Pull out every line below containing the word "page".

**Supplied information:**
<<<<

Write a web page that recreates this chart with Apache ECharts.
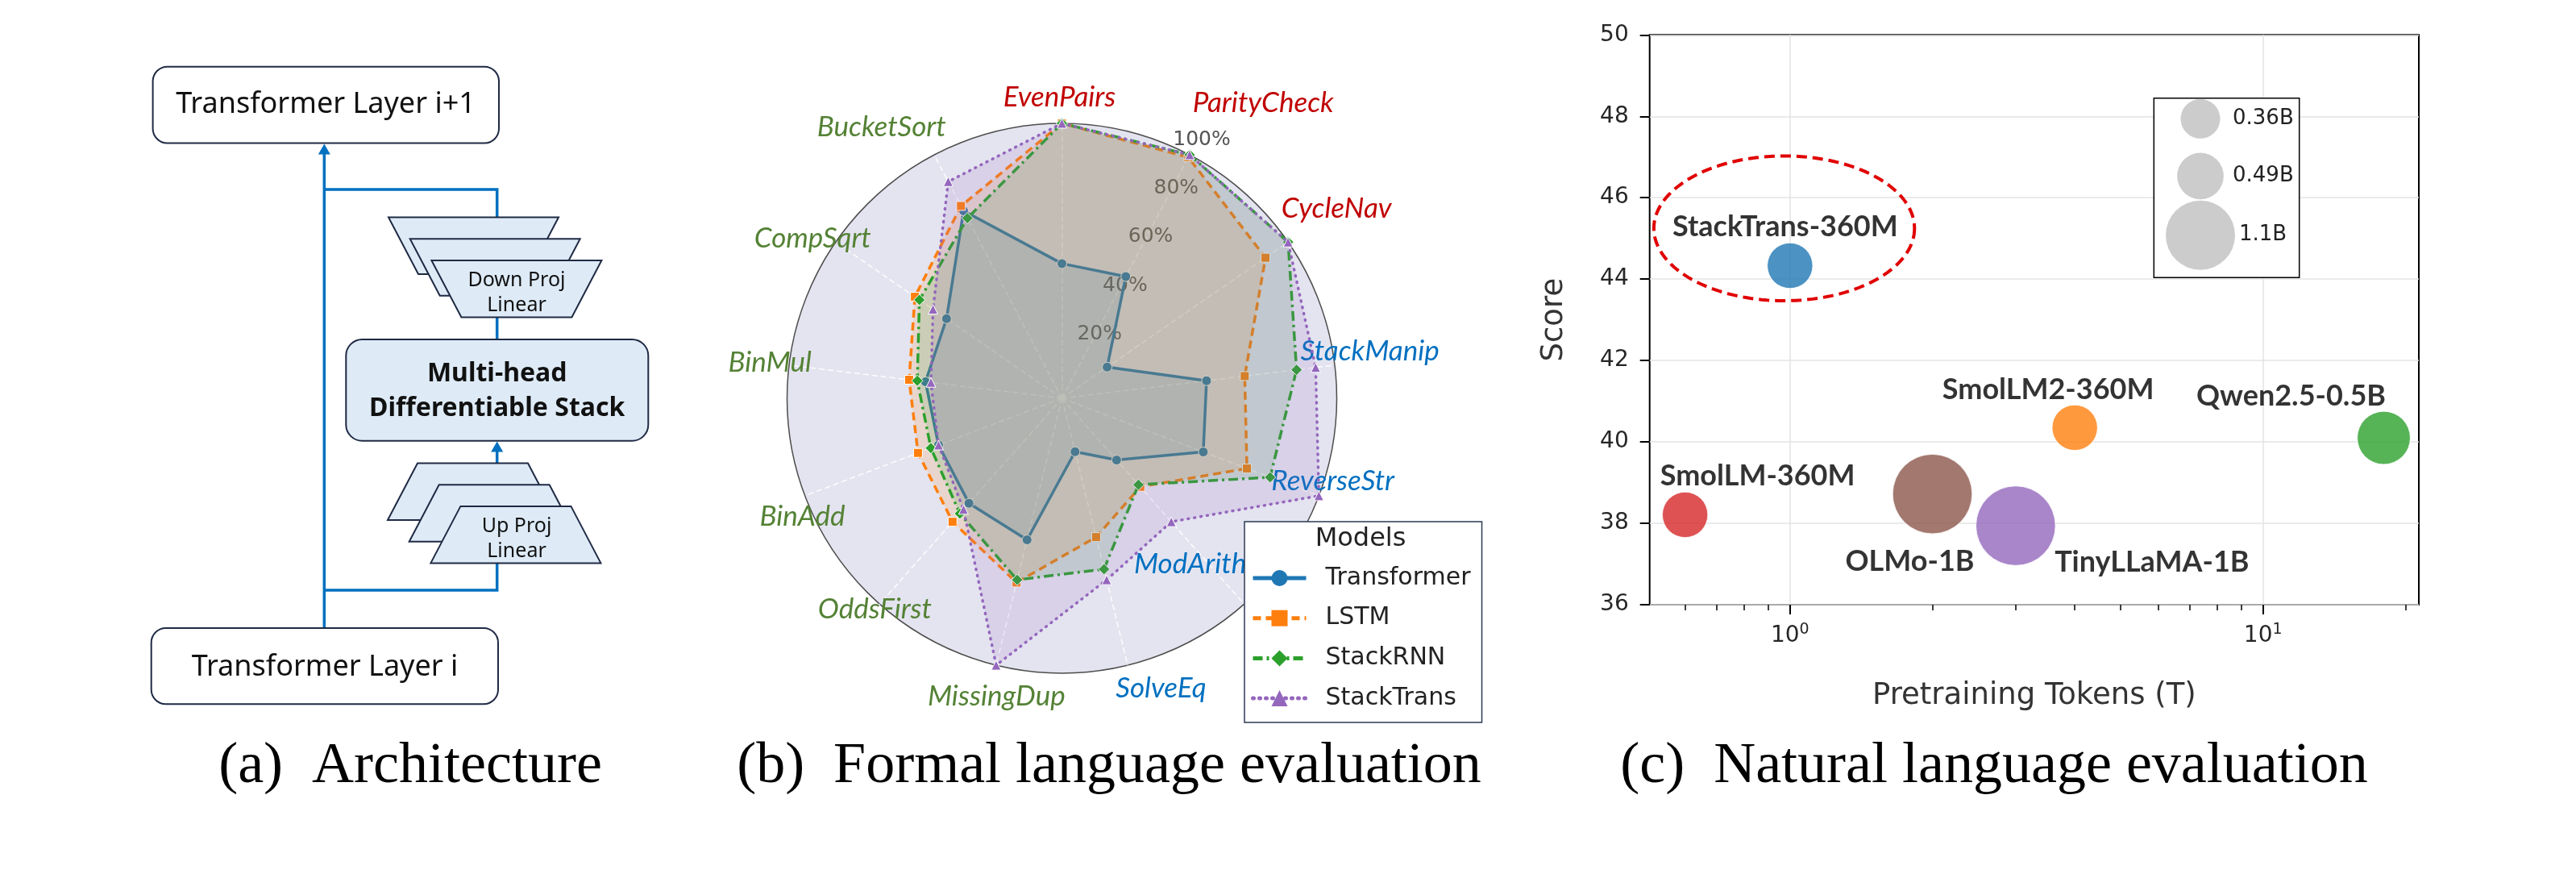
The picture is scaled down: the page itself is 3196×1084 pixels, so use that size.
<!DOCTYPE html>
<html><head><meta charset="utf-8">
<script src="https://cdn.jsdelivr.net/npm/echarts@6/dist/echarts.min.js"></script>
<style>html,body{margin:0;padding:0;background:#fff}#c{width:3196px;height:1084px}</style>
</head><body><div id="c"></div>
<script>
// ---------- Panel (b): formal language radar data ----------
const tasks = ['EvenPairs','ParityCheck','CycleNav','StackManip','ReverseStr','ModArith','SolveEq','MissingDup','OddsFirst','BinAdd','BinMul','CompSqrt','BucketSort'];
const taskGroup = ['r','r','r','b','b','b','b','g','g','g','g','g','g'];
const transformerAcc = [49, 50, 20, 53, 55, 30, 20, 53, 51, 48, 50, 51, 77];
const lstmAcc        = [100, 99, 90, 67, 72, 43, 52, 69, 60, 56, 56, 65, 79];
const stackRnnAcc    = [100, 100, 100, 86, 81, 42, 64, 68, 56, 51, 53, 63, 74];
const stackTransAcc  = [100, 100, 100, 93, 100, 60, 68, 100, 54, 48, 48, 57, 89];
const modelNames = ['Transformer','LSTM','StackRNN','StackTrans'];

// ---------- Panel (c): natural language bubble data ----------
const lmNames  = ['StackTrans-360M','SmolLM-360M','SmolLM2-360M','Qwen2.5-0.5B','OLMo-1B','TinyLLaMA-1B'];
const lmTokens = [1, 0.6, 4, 18, 2, 3];
const lmScores = [44.33, 38.21, 40.35, 40.1, 38.72, 37.94];
const lmParams = [0.36, 0.36, 0.36, 0.49, 1.1, 1.1];
const sizeLegendNames = ['0.36B','0.49B','1.1B'];
const sizeLegendParams = [0.36, 0.49, 1.1];
const xMajorTicks = [1, 10];
const xMinorTicks = [0.6, 0.7, 0.8, 0.9, 2, 3, 4, 5, 6, 7, 8, 9, 20];

// ---------- styles ----------
const groupColor = {r:'#c00000', b:'#0070c0', g:'#548235'};
const modelStyle = [
  {color:'#1f77b4', symbol:'circle',   size:12, dash:'solid', cap:'butt'},
  {color:'#ff7f0e', symbol:'rect',     size:11, dash:[10,6],  cap:'butt'},
  {color:'#2ca02c', symbol:'diamond',  size:14, dash:[12,5,3,5], cap:'butt'},
  {color:'#9467bd', symbol:'triangle', size:12, dash:[1,7],   cap:'round'}
];
// name placement (gap beyond circle, pixel shift) per task
const nameGap   = [32, 92, 73, 46, 10, -80, 39, 40, 9, 13, 24, 25, 63];
const nameShift = [[-3,0],[44,26],[0,0],[-2,-12],[8,-22],[-14,10],[32,-9],[10,2],[0,0],[9,21],[0,0],[-8,10],[-36,21]];
const lmColors = ['#1f77b4','#d62728','#ff7f0e','#2ca02c','#8c564b','#9467bd'];
const lmLabelOffset = [[-6,-48],[90,-48],[-33,-47],[-115,-52],[-28,84],[169,45]];
const bubbleK = 94;

const RC = [1317.5, 494], RR = 341;
// ECharts radar goes counter-clockwise; reference goes clockwise
const order = [0].concat(tasks.map((_, i) => i).slice(1).reverse());
const reorder = arr => order.map(i => arr[i]);

function nameStyleFor(s) {
  const [sx, sy] = s;
  const st = {align:'center', verticalAlign:'middle',
    padding: [0, sx < 0 ? -2*sx : 0, 0, sx > 0 ? 2*sx : 0]};
  if (sy > 2) { st.verticalAlign = 'top'; st.lineHeight = 2*sy; }
  else if (sy < -2) { st.verticalAlign = 'bottom'; st.lineHeight = -2*sy; }
  return st;
}

const indicatorsMain = order.map(i => {
  const ind = {
    name: tasks[i], min: 0, max: 100, color: groupColor[taskGroup[i]],
    nameGap: nameGap[i],
    nameTextStyle: nameStyleFor(nameShift[i])
  };
  if (tasks[i] === 'ParityCheck') {
    ind.axisLabel = {show: true, color:'#555', fontSize: 25, fontFamily:'DejaVu Sans', margin: 0,
      align:'center', verticalAlign:'bottom', lineHeight: 38, padding:[0,0,0,30],
      formatter: v => (v === 0 ? '' : v + '%')};
  }
  return ind;
});
const indicatorsBg = order.map(i => ({name: tasks[i], min: 0, max: 100}));

const accArrays = [transformerAcc, lstmAcc, stackRnnAcc, stackTransAcc];
const radarSeries = modelNames.map((n, k) => ({
  type:'radar', radarIndex: 1, name: n + ' (radar)', z: 3 + k,
  symbol: modelStyle[k].symbol, symbolSize: modelStyle[k].size,
  itemStyle: {color: modelStyle[k].color, borderColor:'#fff', borderWidth: 1},
  lineStyle: {color: modelStyle[k].color, width: 3.5, type: modelStyle[k].dash, cap: modelStyle[k].cap},
  areaStyle: {color: modelStyle[k].color, opacity: 0.15},
  data: [{name: n, value: reorder(accArrays[k])}]
}));
const legendLineSeries = modelNames.map((n, k) => ({
  type:'line', name: n, xAxisIndex: 2, yAxisIndex: 1, data: [],
  symbol: modelStyle[k].symbol, itemStyle: {color: modelStyle[k].color},
  lineStyle: {color: modelStyle[k].color, width: 5, type: modelStyle[k].dash, cap: modelStyle[k].cap}
}));

// ---------- panel (a) diagram graphics ----------
const NAVY = '#1f2a44', FILL = '#deebf7', BLUE = '#0070c0';
const g = [];
function rect(x, y, w, h, r, fill) { g.push({type:'rect', shape:{x, y, width:w, height:h, r}, style:{fill, stroke:NAVY, lineWidth:2}, z: 1}); }
function txt(t, x, y, size, bold) { g.push({type:'text', x, y, style:{text:t, fontSize:size, fontFamily:'Noto Sans', fontWeight: bold ? 'bold':'normal', fill:'#111', align:'center', verticalAlign:'middle'}, z: 3}); }
function wire(pts) { g.push({type:'polyline', shape:{points:pts}, style:{stroke:BLUE, lineWidth:3.5, fill:null}, z: 1}); }
function arrowUp(x, tipY) { g.push({type:'polygon', shape:{points:[[x-7.5, tipY+13],[x+7.5, tipY+13],[x, tipY]]}, style:{fill:BLUE}, z: 2}); }
function trapDown(x, y) { g.push({type:'polygon', shape:{points:[[x,y],[x+211,y],[x+174,y+70.5],[x+37,y+70.5]]}, style:{fill:FILL, stroke:NAVY, lineWidth:2}, z: 2}); }
function trapUp(x, y) { g.push({type:'polygon', shape:{points:[[x+37,y],[x+174,y],[x+211,y+70.5],[x,y+70.5]]}, style:{fill:FILL, stroke:NAVY, lineWidth:2}, z: 2}); }

wire([[402.3, 779],[402.3, 190]]); arrowUp(402.3, 178.5);
wire([[402.3, 235],[616.7, 235],[616.7, 270]]);
wire([[616.7, 393],[616.7, 421]]);
wire([[616.7, 575],[616.7, 559]]); arrowUp(616.7, 547.5);
wire([[616.7, 698],[616.7, 732],[402.3, 732]]);
rect(189.6, 82.7, 429.4, 94.8, 18, '#fff');
rect(187.7, 779, 430.3, 94.3, 18, '#fff');
txt('Transformer Layer i+1', 404, 130, 36, false);
txt('Transformer Layer i', 403, 828, 36, false);
trapDown(482, 269.5); trapDown(508.7, 296.2); trapDown(535.4, 322.9);
txt('Down Proj', 641, 348, 25, false); txt('Linear', 641, 379, 25, false);
rect(429.3, 421, 375, 125.7, 20, FILL);
txt('Multi-head', 616.7, 464, 32, true); txt('Differentiable Stack', 616.7, 507, 32, true);
trapUp(481, 574.5); trapUp(507.7, 601.2); trapUp(534.4, 627.9);
txt('Up Proj', 641, 653, 25, false); txt('Linear', 641, 684, 25, false);

// captions
[['(a)  Architecture', 509], ['(b)  Formal language evaluation', 1376], ['(c)  Natural language evaluation', 2474]].forEach(c => {
  g.push({type:'text', x:c[1], y:951, style:{text:c[0], fontSize:72, fontFamily:'Liberation Serif', fill:'#000', align:'center', verticalAlign:'middle'}, z: 3});
});
// radar legend title
g.push({type:'text', x:1688, y:669, style:{text:'Models', fontSize:32, fontFamily:'DejaVu Sans', fill:'#222', align:'center', verticalAlign:'middle'}, z: 20});
// bubble size legend frame
g.push({type:'rect', shape:{x:2672.3, y:121.7, width:180.4, height:222.6}, style:{fill:'#fff', stroke:'#000', lineWidth:1.5}, z: 3});
// red dashed highlight ellipse
const ell = [];
for (let k = 0; k < 144; k++) { const t = k / 144 * 2 * Math.PI; ell.push([2213.6 + 161.7*Math.cos(t), 283.2 + 89.8*Math.sin(t)]); }
g.push({type:'polygon', shape:{points: ell}, style:{fill:null, stroke:'#e00000', lineWidth:4, lineDash:[13,7]}, z: 6});

// ---------- bubble legends ----------
const legendCircleD = [49, 57.7, 86], legendCircleY = [147.3, 218.3, 291.7];
const sizeLegends = sizeLegendNames.map((n, i) => ({
  data: [n], left: 2730 - legendCircleD[i]/2, top: legendCircleY[i] - legendCircleD[i]/2, padding: 0,
  itemWidth: legendCircleD[i], itemHeight: legendCircleD[i], icon: 'circle', selectedMode: false, z: 5,
  textStyle: {fontSize: 26, fontFamily:'DejaVu Sans', color:'#222', padding:[0,0,0, Math.max(0, 40 - legendCircleD[i]/2 - 5)]}
}));
const sizeLegendSeries = sizeLegendNames.map((n, i) => ({type:'scatter', name:n, xAxisIndex:0, yAxisIndex:0, data:[], symbol:'circle', itemStyle:{color:'#bfbfbf'}}));

const supRich = {b:{fontSize:28, fontFamily:'DejaVu Sans', color:'#262626'}, s:{fontSize:19, fontFamily:'DejaVu Sans', color:'#262626', padding:[0,0,14,0]}};

const option = {
  animation: false,
  backgroundColor: '#fff',
  graphic: {elements: g},
  radar: [
    {center: RC, radius: RR, startAngle: 90, shape:'circle', splitNumber: 1, indicator: indicatorsBg,
     axisName: {show: false}, axisLine: {show: false}, axisTick: {show: false}, axisLabel: {show: false},
     splitLine: {show: true, lineStyle: {color: '#4d4d4d', width: 1.5}},
     splitArea: {show: true, areaStyle: {color: ['#e4e4f0']}}},
    {center: RC, radius: RR, startAngle: 90, shape:'circle', splitNumber: 5, indicator: indicatorsMain,
     axisName: {show: true, fontFamily:'Lato', fontStyle:'italic', fontSize: 35},
     axisLine: {show: true, lineStyle: {color:'rgba(255,255,255,0.9)', width: 1.5, type: [6,5]}},
     axisTick: {show: false}, axisLabel: {show: false},
     splitLine: {show: false}, splitArea: {show: false}}
  ],
  legend: [{
    data: modelNames, orient:'vertical', left: 1544, top: 647, itemWidth: 66, itemHeight: 25, itemGap: 19.7,
    padding: [55, 14, 15, 8], backgroundColor:'#fff', borderColor:'#2b3a55', borderWidth: 1.5, borderRadius: 0,
    selectedMode: false, z: 10,
    textStyle: {fontSize: 30, fontFamily:'DejaVu Sans', color:'#222', padding:[0,0,0,19]},
    lineStyle: {width: 5}
  }].concat(sizeLegends),
  grid: [
    {left: 2046.7, top: 43.3, width: 954.3, height: 706.7, show: true, borderColor:'#000', borderWidth: 2, backgroundColor:'transparent'},
    {left: 0, top: 0, width: 10, height: 10, show: false}
  ],
  xAxis: [
    {type:'log', logBase: 10, gridIndex: 0, min: 0.505, max: 21.35,
     axisLine: {show: false},
     axisTick: {show: true, length: 12, lineStyle: {color:'#000', width: 2}, customValues: xMajorTicks},
     axisLabel: {show: true, customValues: xMajorTicks, margin: 22, rich: supRich,
       formatter: v => '{b|10}{s|' + Math.round(Math.log10(v)) + '}'},
     splitLine: {show: true, lineStyle: {color:'#e3e3e3', width: 1.5}},
     name: 'Pretraining Tokens (T)', nameLocation: 'middle', nameGap: 95,
     nameTextStyle: {fontSize: 37, fontFamily:'DejaVu Sans', color:'#333'}},
    {type:'log', logBase: 10, gridIndex: 0, min: 0.505, max: 21.35, position:'bottom',
     axisLine: {show: false}, axisLabel: {show: false}, splitLine: {show: false},
     axisTick: {show: true, length: 7, lineStyle: {color:'#000', width: 1.5}, customValues: xMinorTicks}},
    {type:'value', gridIndex: 1, show: false}
  ],
  yAxis: [
    {type:'value', gridIndex: 0, min: 36, max: 50, interval: 2,
     axisLine: {show: false},
     axisTick: {show: true, length: 12, lineStyle: {color:'#000', width: 2}},
     axisLabel: {fontSize: 28, fontFamily:'DejaVu Sans', color:'#262626', margin: 26},
     splitLine: {show: true, lineStyle: {color:'#e3e3e3', width: 1.5}},
     name: 'Score', nameLocation: 'middle', nameGap: 100,
     nameTextStyle: {fontSize: 37, fontFamily:'DejaVu Sans', color:'#333'}},
    {type:'value', gridIndex: 1, show: false}
  ],
  series: radarSeries.concat(legendLineSeries).concat([{
    type:'scatter', name:'models', xAxisIndex: 0, yAxisIndex: 0, z: 4,
    symbol:'circle',
    symbolSize: v => bubbleK * Math.sqrt(v[2]),
    itemStyle: {opacity: 0.8, borderColor:'#fff', borderWidth: 1},
    label: {show: true, position:'inside', formatter:'{b}', fontFamily:'Lato', fontWeight:'bold', fontSize: 36, color:'#000'},
    data: lmNames.map((n, i) => ({name: n, value: [lmTokens[i], lmScores[i], lmParams[i]],
      itemStyle: {color: lmColors[i]}, label: {offset: lmLabelOffset[i]}}))
  }]).concat(sizeLegendSeries)
};

const chart = echarts.init(document.getElementById('c'), null, {renderer:'canvas'});
chart.setOption(option);
</script>
</body></html>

>>>>

**Exercise output:**
Write a web page that recreates this chart with Apache ECharts.
The picture is scaled down: the page itself is 3196×1084 pixels, so use that size.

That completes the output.